The "Peace Through Strength" mantra is often cited but rarely understood. It doesn't mean "have a big military and hope you don't use it." It means "demonstrate a willingness to use the most horrific tools at your disposal so that you never have to."
The Calculated Contradiction
Imagine a scenario where a superpower is negotiating a complex regional realignment. On one side, you have the Abraham Accords—a genuine shift toward economic integration. On the other, you have a rogue state funding militias to dismantle that very integration.
If you only talk about the Accords, you appear desperate for the "narrative" of success. You give the rogue state leverage to demand concessions in exchange for not ruining your PR win.
But if you brag about the Accords and then, in the same breath, remind the rogue state that you are prepared to erase them from the map, you remove their leverage. You are signaling that while you prefer the path of prosperity, you are entirely comfortable with the path of total destruction.
This isn't a "flip-flop." It is a pincer movement.
The Invisible Benefits of "Reckless" Rhetoric
The establishment will tell you that this rhetoric alienates allies. In reality, it provides them with cover.

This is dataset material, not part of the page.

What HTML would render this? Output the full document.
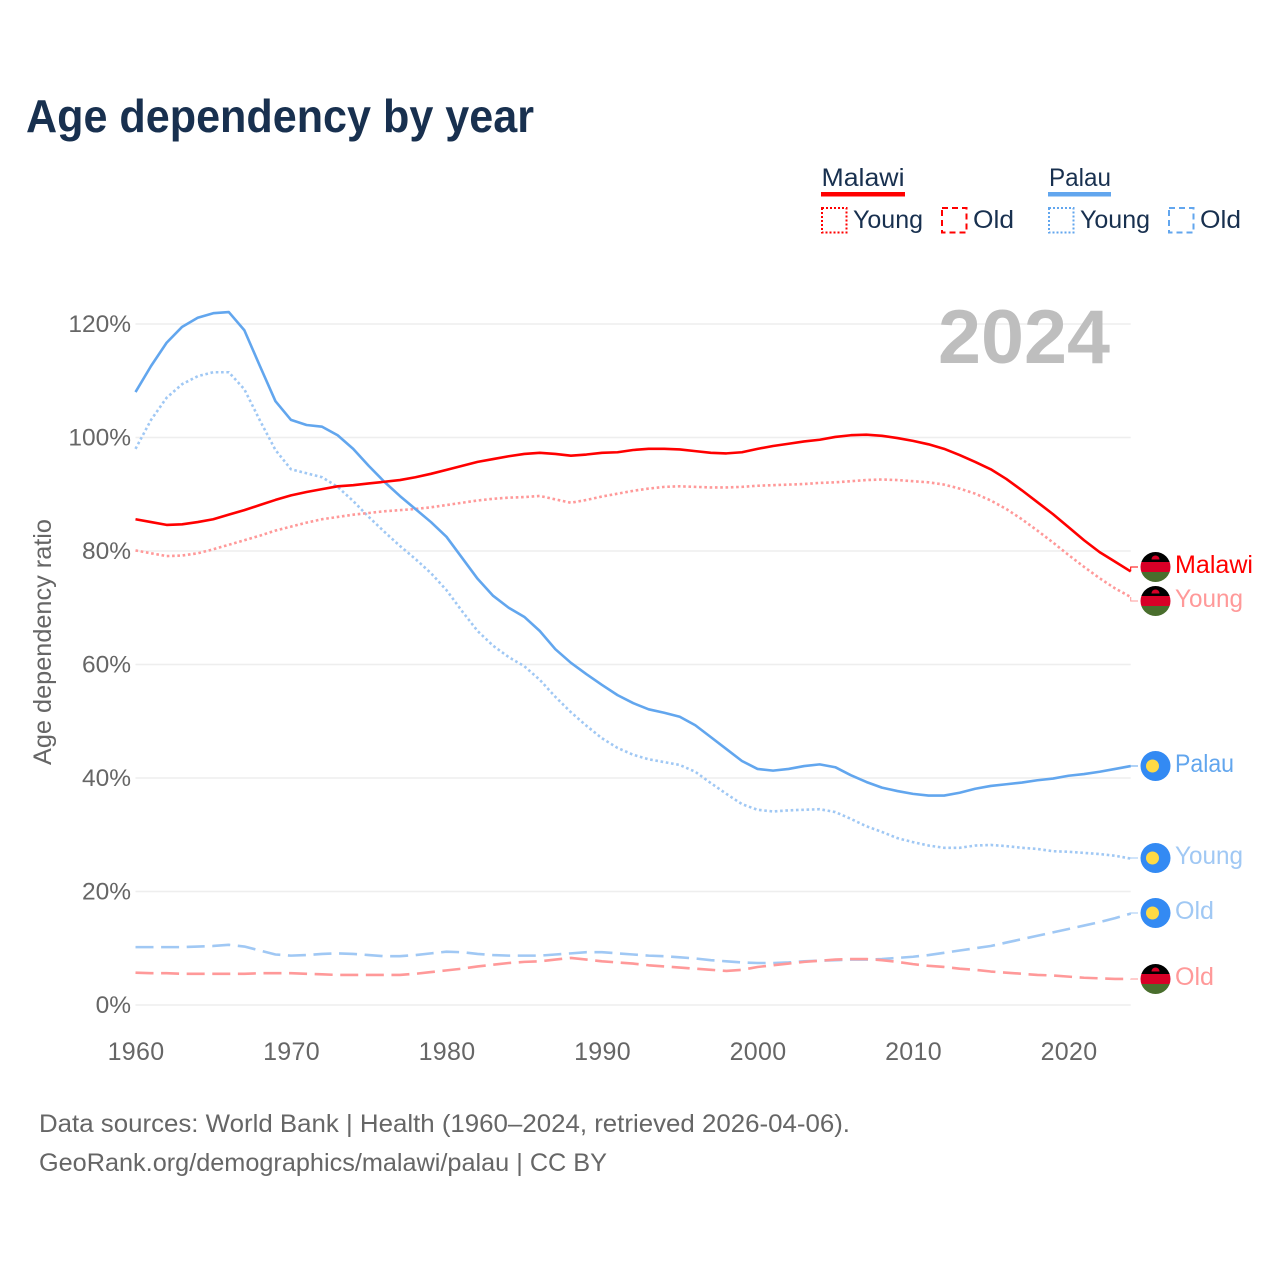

Middle Eastern allies often cannot publicly support the kind of hardline stance necessary to keep their rivals in check. When the "crazy" superpower takes the heat for the rhetoric, it creates a "bad cop" dynamic that allows regional allies to move forward with peace initiatives while the primary threat is kept in a defensive crouch.
The downside to this approach is obvious: it’s ugly. It’s loud. It’s uncomfortable for people who prefer their geopolitics served with a side of mimosas and "shared values" statements. It also carries a genuine risk of miscalculation—if the threat is never backed by the capacity or the occasional display of force, it becomes a bluff. And a called bluff is the end of an empire.

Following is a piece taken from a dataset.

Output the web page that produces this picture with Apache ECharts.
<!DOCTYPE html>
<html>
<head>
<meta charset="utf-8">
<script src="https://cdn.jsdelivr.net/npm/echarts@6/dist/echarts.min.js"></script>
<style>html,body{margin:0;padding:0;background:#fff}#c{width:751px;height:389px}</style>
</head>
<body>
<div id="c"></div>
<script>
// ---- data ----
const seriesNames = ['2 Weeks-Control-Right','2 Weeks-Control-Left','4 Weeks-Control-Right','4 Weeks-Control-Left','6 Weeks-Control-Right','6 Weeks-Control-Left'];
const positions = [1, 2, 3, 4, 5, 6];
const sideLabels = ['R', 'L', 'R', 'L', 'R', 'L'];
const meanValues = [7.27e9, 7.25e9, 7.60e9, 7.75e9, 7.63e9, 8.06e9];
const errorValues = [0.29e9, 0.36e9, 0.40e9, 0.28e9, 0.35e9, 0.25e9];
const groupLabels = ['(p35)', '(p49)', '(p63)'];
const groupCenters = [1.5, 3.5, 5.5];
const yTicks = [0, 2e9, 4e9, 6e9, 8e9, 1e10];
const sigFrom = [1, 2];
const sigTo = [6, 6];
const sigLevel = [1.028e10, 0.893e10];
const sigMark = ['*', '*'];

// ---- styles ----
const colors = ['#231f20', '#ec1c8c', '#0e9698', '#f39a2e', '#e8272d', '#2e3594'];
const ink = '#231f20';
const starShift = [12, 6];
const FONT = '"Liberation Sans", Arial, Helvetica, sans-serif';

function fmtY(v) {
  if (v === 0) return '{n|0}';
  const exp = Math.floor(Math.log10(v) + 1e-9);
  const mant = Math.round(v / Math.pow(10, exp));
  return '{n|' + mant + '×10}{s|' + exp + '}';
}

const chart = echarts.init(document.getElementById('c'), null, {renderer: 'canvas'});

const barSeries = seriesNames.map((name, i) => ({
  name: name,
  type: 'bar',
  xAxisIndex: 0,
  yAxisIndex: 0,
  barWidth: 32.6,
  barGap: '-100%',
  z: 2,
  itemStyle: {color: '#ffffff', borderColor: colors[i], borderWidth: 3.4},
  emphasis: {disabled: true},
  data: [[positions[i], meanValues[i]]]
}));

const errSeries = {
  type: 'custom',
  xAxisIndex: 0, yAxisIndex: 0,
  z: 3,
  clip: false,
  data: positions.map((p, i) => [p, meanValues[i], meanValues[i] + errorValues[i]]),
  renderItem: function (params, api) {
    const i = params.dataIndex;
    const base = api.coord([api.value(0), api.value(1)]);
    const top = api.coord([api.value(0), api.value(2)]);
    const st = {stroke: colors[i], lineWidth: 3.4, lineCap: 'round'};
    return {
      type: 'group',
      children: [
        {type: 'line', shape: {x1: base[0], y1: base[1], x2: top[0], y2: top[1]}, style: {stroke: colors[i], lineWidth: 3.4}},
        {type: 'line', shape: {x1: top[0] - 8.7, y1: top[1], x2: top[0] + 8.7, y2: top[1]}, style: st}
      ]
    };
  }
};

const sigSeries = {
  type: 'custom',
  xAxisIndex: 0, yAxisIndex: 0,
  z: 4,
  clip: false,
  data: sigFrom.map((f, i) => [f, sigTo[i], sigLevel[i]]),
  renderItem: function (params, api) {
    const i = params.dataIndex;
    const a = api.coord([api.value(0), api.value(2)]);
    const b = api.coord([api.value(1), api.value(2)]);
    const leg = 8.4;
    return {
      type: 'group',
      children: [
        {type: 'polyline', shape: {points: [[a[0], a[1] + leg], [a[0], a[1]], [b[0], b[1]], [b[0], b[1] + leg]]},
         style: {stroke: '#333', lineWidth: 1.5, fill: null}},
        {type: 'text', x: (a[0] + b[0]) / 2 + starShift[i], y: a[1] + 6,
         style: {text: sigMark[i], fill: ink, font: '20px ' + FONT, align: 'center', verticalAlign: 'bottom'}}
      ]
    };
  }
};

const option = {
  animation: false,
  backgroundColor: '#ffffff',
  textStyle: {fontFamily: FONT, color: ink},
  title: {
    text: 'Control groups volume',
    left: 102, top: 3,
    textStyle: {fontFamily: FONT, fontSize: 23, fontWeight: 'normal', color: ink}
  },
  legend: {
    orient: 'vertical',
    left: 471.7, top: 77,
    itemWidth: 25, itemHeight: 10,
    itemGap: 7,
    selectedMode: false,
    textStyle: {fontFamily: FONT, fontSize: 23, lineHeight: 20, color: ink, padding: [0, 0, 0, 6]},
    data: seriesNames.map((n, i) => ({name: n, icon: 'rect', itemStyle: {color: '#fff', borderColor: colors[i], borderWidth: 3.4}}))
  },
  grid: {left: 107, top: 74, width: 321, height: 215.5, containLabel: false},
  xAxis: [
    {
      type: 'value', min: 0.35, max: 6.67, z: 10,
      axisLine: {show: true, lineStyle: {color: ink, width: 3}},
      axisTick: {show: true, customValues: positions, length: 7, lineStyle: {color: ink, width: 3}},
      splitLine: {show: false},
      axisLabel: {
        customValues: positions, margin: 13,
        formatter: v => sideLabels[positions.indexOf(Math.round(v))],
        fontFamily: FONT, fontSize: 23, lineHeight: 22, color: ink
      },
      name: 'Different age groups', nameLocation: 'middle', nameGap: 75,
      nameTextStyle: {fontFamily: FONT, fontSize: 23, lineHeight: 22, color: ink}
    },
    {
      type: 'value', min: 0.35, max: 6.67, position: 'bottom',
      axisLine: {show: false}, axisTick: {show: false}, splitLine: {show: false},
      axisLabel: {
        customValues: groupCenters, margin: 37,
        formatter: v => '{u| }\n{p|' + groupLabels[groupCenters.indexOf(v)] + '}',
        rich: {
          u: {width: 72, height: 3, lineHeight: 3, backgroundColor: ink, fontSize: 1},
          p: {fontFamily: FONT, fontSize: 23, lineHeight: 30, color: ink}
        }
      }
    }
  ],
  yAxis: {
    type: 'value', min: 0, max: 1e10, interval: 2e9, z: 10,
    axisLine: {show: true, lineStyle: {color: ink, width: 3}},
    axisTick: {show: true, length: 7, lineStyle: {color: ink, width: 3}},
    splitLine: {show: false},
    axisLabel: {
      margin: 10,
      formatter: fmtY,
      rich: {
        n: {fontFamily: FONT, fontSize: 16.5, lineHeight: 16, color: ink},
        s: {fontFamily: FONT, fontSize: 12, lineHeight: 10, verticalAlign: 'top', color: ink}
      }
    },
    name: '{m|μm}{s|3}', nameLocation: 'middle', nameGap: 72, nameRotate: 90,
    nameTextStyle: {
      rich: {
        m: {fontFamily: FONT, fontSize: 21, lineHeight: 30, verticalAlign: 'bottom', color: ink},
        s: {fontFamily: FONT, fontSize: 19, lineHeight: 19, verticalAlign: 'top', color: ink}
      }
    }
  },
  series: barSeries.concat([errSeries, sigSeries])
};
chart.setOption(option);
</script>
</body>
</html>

But the alternative—the "stable" path of predictable diplomacy—has a 100% failure rate in preventing the long-term nuclearization of hostile states. It merely slows it down while paying them for the privilege.
Stop Asking if it’s "Presidential"
The most common question in the wake of these outbursts is: "Is this how a president should behave?"

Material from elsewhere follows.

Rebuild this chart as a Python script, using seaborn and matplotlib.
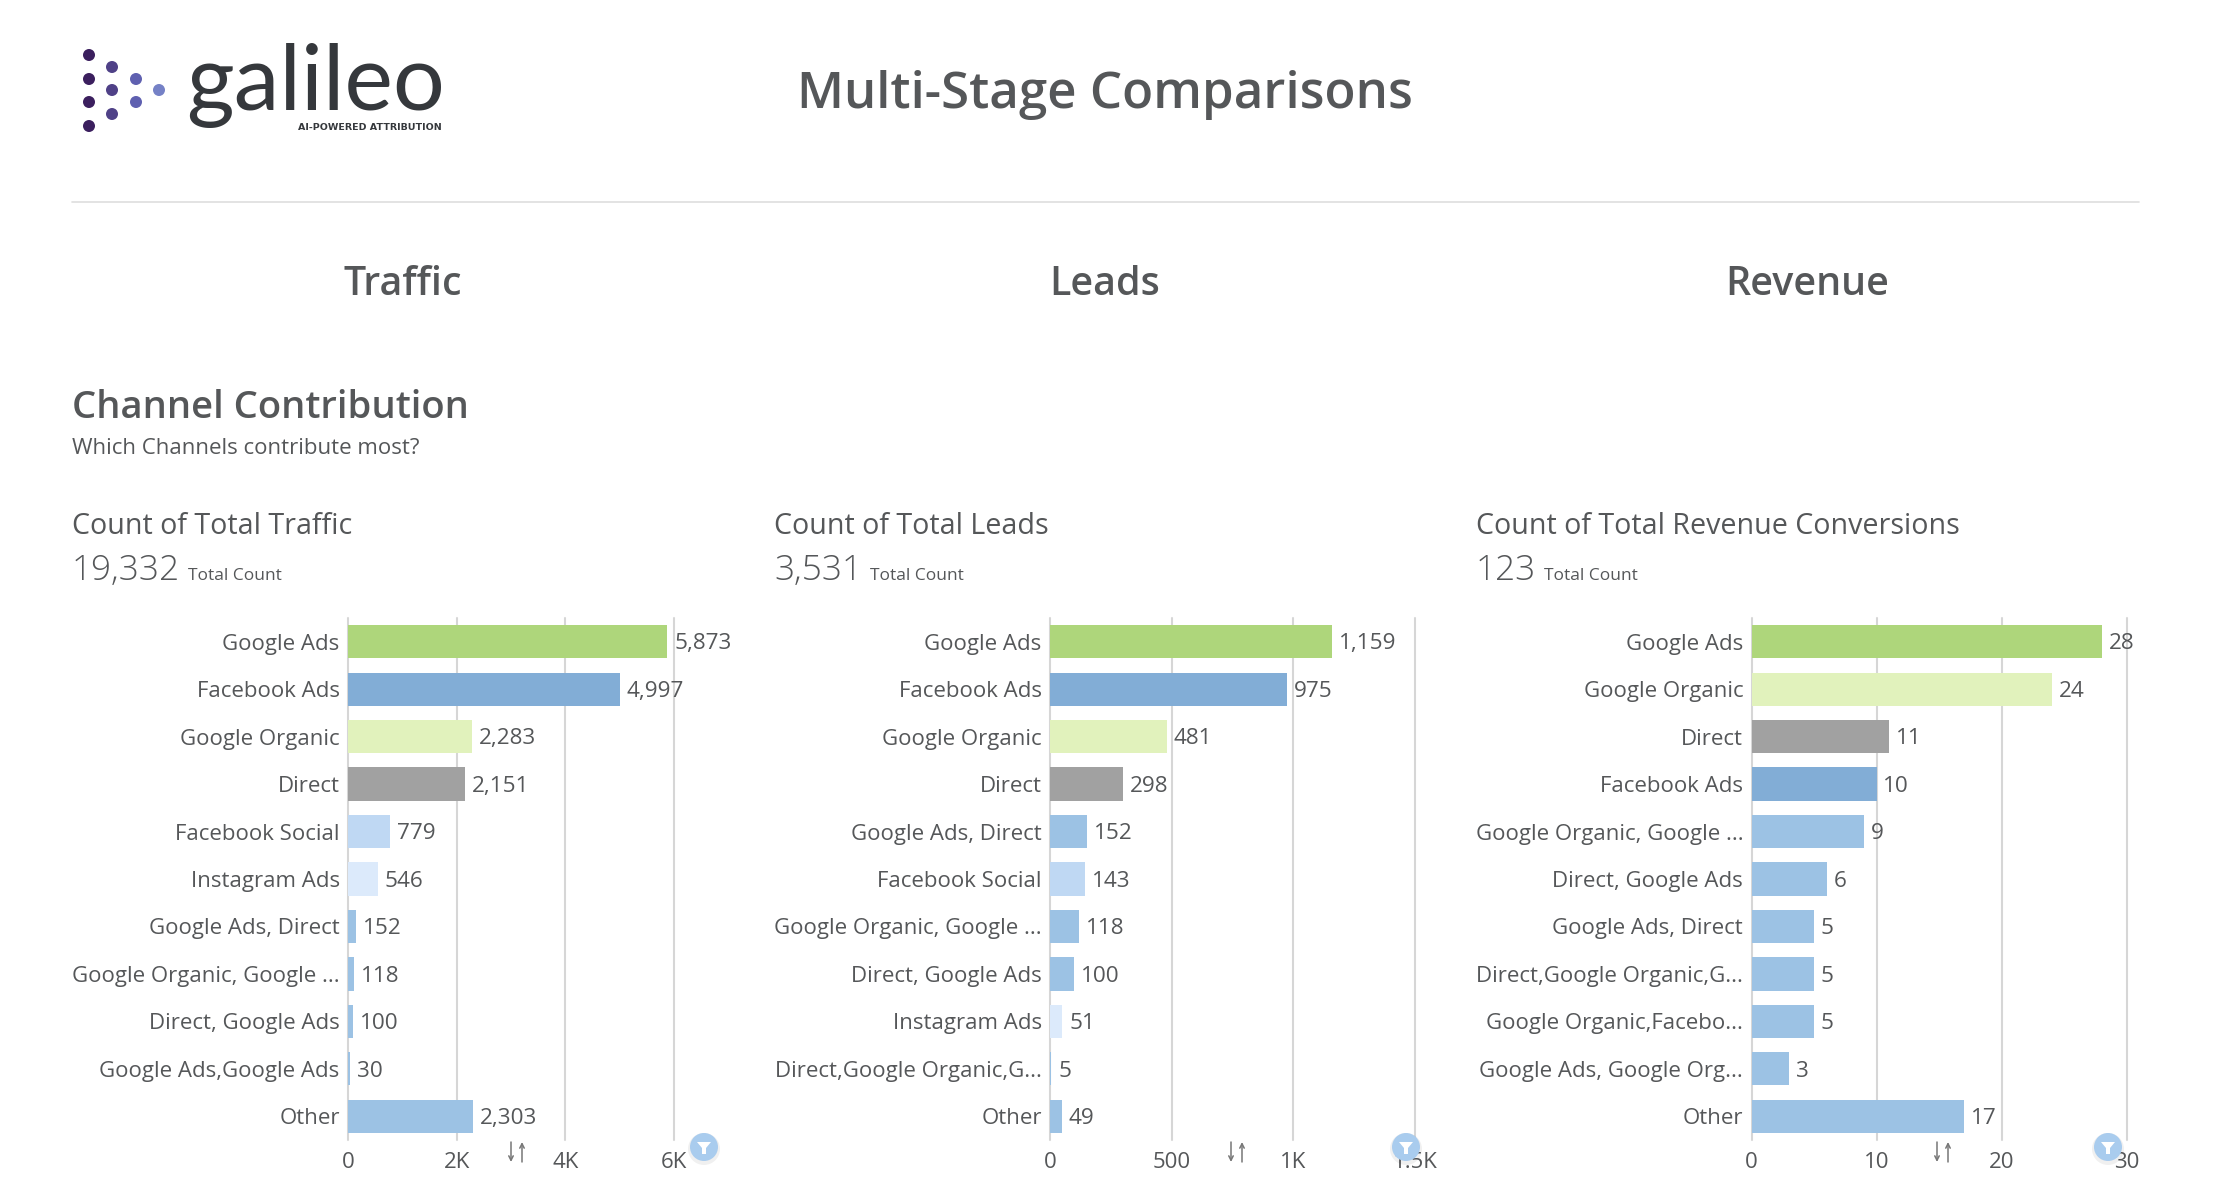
import matplotlib
matplotlib.use("Agg")
import matplotlib.pyplot as plt
from matplotlib.patches import Circle, Polygon
from matplotlib.ticker import FixedLocator, FixedFormatter
import seaborn as sns

sns.set_theme(style="white")
plt.rcParams['font.family'] = ['Open Sans', 'DejaVu Sans']

# ---------- data ----------
traffic_channels = ["Google Ads", "Facebook Ads", "Google Organic", "Direct", "Facebook Social",
                    "Instagram Ads", "Google Ads, Direct", "Google Organic, Google ...",
                    "Direct, Google Ads", "Google Ads,Google Ads", "Other"]
traffic_values = [5873, 4997, 2283, 2151, 779, 546, 152, 118, 100, 30, 2303]
traffic_ticks = [0, 2000, 4000, 6000]
traffic_ticklabels = ["0", "2K", "4K", "6K"]

leads_channels = ["Google Ads", "Facebook Ads", "Google Organic", "Direct", "Google Ads, Direct",
                  "Facebook Social", "Google Organic, Google ...", "Direct, Google Ads",
                  "Instagram Ads", "Direct,Google Organic,G...", "Other"]
leads_values = [1159, 975, 481, 298, 152, 143, 118, 100, 51, 5, 49]
leads_ticks = [0, 500, 1000, 1500]
leads_ticklabels = ["0", "500", "1K", "1.5K"]

revenue_channels = ["Google Ads", "Google Organic", "Direct", "Facebook Ads", "Google Organic, Google ...",
                    "Direct, Google Ads", "Google Ads, Direct", "Direct,Google Organic,G...",
                    "Google Organic,Facebo...", "Google Ads, Google Org...", "Other"]
revenue_values = [28, 24, 11, 10, 9, 6, 5, 5, 5, 3, 17]
revenue_ticks = [0, 10, 20, 30]
revenue_ticklabels = ["0", "10", "20", "30"]

channel_colors = {"Google Ads": "#AED67B", "Facebook Ads": "#82ADD6", "Google Organic": "#E1F2BC",
                  "Direct": "#A1A1A1", "Facebook Social": "#BFD8F3", "Instagram Ads": "#DCEAFB"}
other_color = "#9CC2E4"

panel_titles = ["Count of Total Traffic", "Count of Total Leads", "Count of Total Revenue Conversions"]
panel_totals = ["19,332", "3,531", "123"]
stage_names = ["Traffic", "Leads", "Revenue"]

# ---------- layout (pixels) ----------
W, H = 2232, 1196
TEXT = "#555759"
fig = plt.figure(figsize=(W / 100, H / 100), dpi=100, facecolor="white")
ov = fig.add_axes([0, 0, 1, 1], zorder=5)
ov.set_xlim(0, W); ov.set_ylim(H, 0); ov.axis("off"); ov.patch.set_alpha(0)

def T(x, y, s, size, color=TEXT, ha="left", va="center", weight="normal", **kw):
    return ov.text(x, y, s, fontsize=size, color=color, ha=ha, va=va, fontweight=weight, **kw)

panels = [
    (348, 674, traffic_channels, traffic_values, traffic_ticks, traffic_ticklabels, 72, 403, 517, 704),
    (1050, 1415, leads_channels, leads_values, leads_ticks, leads_ticklabels, 774, 1105, 1237, 1406),
    (1751.5, 2126.5, revenue_channels, revenue_values, revenue_ticks, revenue_ticklabels, 1476, 1807, 1943, 2108),
]
TOP, BOTTOM = 618, 1140

for i, (x0, x1, cats, vals, ticks, tlabels, tx, sx, sortx, filtx) in enumerate(panels):
    ax = fig.add_axes([x0 / W, 1 - BOTTOM / H, (x1 - x0) / W, (BOTTOM - TOP) / H])
    pal = {c: channel_colors.get(c, other_color) for c in cats}
    sns.barplot(y=cats, x=vals, hue=cats, palette=pal, order=cats, hue_order=cats, dodge=False,
                saturation=1, width=0.695, legend=False, ax=ax, linewidth=0, zorder=3)
    ax.set_xlim(ticks[0], ticks[-1])
    ax.set_ylim(10.495, -0.495)
    ax.xaxis.set_major_locator(FixedLocator(ticks))
    ax.xaxis.set_major_formatter(FixedFormatter(tlabels))
    ax.set_axisbelow(True)
    ax.grid(axis="x", color="#D6D6D6", lw=1.5)
    ax.grid(axis="y", visible=False)
    for gl in ax.get_xgridlines():
        gl.set_clip_on(False)
    sns.despine(ax=ax, left=True, bottom=True, top=True, right=True)
    ax.patch.set_alpha(0)
    ax.tick_params(axis="x", length=0, pad=9, labelsize=16, labelcolor=TEXT)
    ax.tick_params(axis="y", length=0, pad=6, labelsize=16, labelcolor=TEXT)
    ax.set_xlabel(""); ax.set_ylabel("")
    for c in ax.containers:
        for lab in ax.bar_label(c, fmt="{:,.0f}", padding=5, fontsize=16.2, color=TEXT):
            lab.xyann = (lab.xyann[0], lab.xyann[1] - 1.6)

    T(sx, 285, stage_names[i], 28.4, ha="center", weight="semibold")
    T(tx, 526, panel_titles[i], 20.6)
    num = T(tx, 571, panel_totals[i], 25.4, weight="light")
    fig.canvas.draw()
    bb = num.get_window_extent().transformed(ov.transData.inverted())
    T(bb.x1 + 8, 576, "Total Count", 12.5)

    # sort and filter controls
    ov.annotate("", xy=(sortx - 6, 1162), xytext=(sortx - 6, 1142),
                arrowprops=dict(arrowstyle="->", color="#777777", lw=1.1, mutation_scale=8, shrinkA=0, shrinkB=0))
    ov.annotate("", xy=(sortx + 5, 1142), xytext=(sortx + 5, 1162),
                arrowprops=dict(arrowstyle="->", color="#777777", lw=1.1, mutation_scale=8, shrinkA=0, shrinkB=0))
    ov.add_patch(Circle((filtx, 1149), 16, fc="#000000", alpha=0.06, ec="none"))
    ov.add_patch(Circle((filtx, 1147), 14, fc="#A9CCEE", ec="none"))
    ov.add_patch(Polygon([(filtx - 7, 1142), (filtx + 7, 1142), (filtx + 2, 1148), (filtx + 2, 1154),
                          (filtx - 2, 1154), (filtx - 2, 1148)], fc="white", ec="none"))

# ---------- page header ----------
T(1105, 95, "Multi-Stage Comparisons", 36.7, ha="center", weight="semibold")
ov.plot([72, 2139], [202, 202], color="#DEDEDE", lw=1.2)
T(72, 408, "Channel Contribution", 27.5, weight="semibold")
T(72, 449, "Which Channels contribute most?", 16)

# ---------- logo ----------
dot_cols = [(89, [55, 79, 102, 126], "#3B1F5E"), (112, [67, 90, 114], "#4F4187"),
            (136, [79, 102], "#5F60B0"), (159, [90], "#7581C6")]
for x, ys, col in dot_cols:
    for y in ys:
        ov.add_patch(Circle((x, y), 6, fc=col, ec="none"))
ov.text(186, 110, "galileo", fontsize=66, color="#35383C", family="Lato", ha="left", va="baseline")
ov.text(442, 127, "AI-POWERED ATTRIBUTION", fontsize=6.8, color="#35383C", family="DejaVu Sans", weight="bold",
        ha="right", va="center")

fig.savefig("out.png", dpi=100, facecolor="white")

This is the wrong question. It’s a cosmetic question. The right question is: "Does this shift the leverage?"
If the goal is to prevent a nuclear Iran and maintain a new regional order, then the "decorum" of the language used is irrelevant. In fact, decorum is often the enemy of clarity. If you are trying to stop a runaway train, you don't politely ask the conductor to check the brakes. You put an obstacle on the tracks that makes the consequences of continuing undeniable.
The media’s obsession with the "bragging vs. threatening" dichotomy reveals their fundamental misunderstanding of power. They see two different moods. A strategist sees two different tools in the same kit.
Peace is not a destination. It is a state of equilibrium maintained by opposing forces. If you want to talk about the "holocaust," you are simply identifying the weight on the other side of the scale.
If you find the rhetoric terrifying, good. It’s supposed to be. If the people on the receiving end find it just as terrifying, then the diplomacy is actually working for the first time in thirty years.
The only thing more dangerous than a leader who talks about nuclear war is a leader who is too afraid to mention it while their enemies are actively building the means to start one.
Stop looking for "consistency" in tone and start looking for "consistency" in results. The results of the "polite" era were more wars, more nukes, and more regional instability. If the price of breaking that cycle is a few "reckless" headlines, it’s the cheapest bargain in history.
The world isn't a classroom. It’s a bazaar. And in this bazaar, the man who praises the rug while sharpening his knife is the only one who walks away with a fair price.
Peace is the prize. The threat is the payment. Deal with it.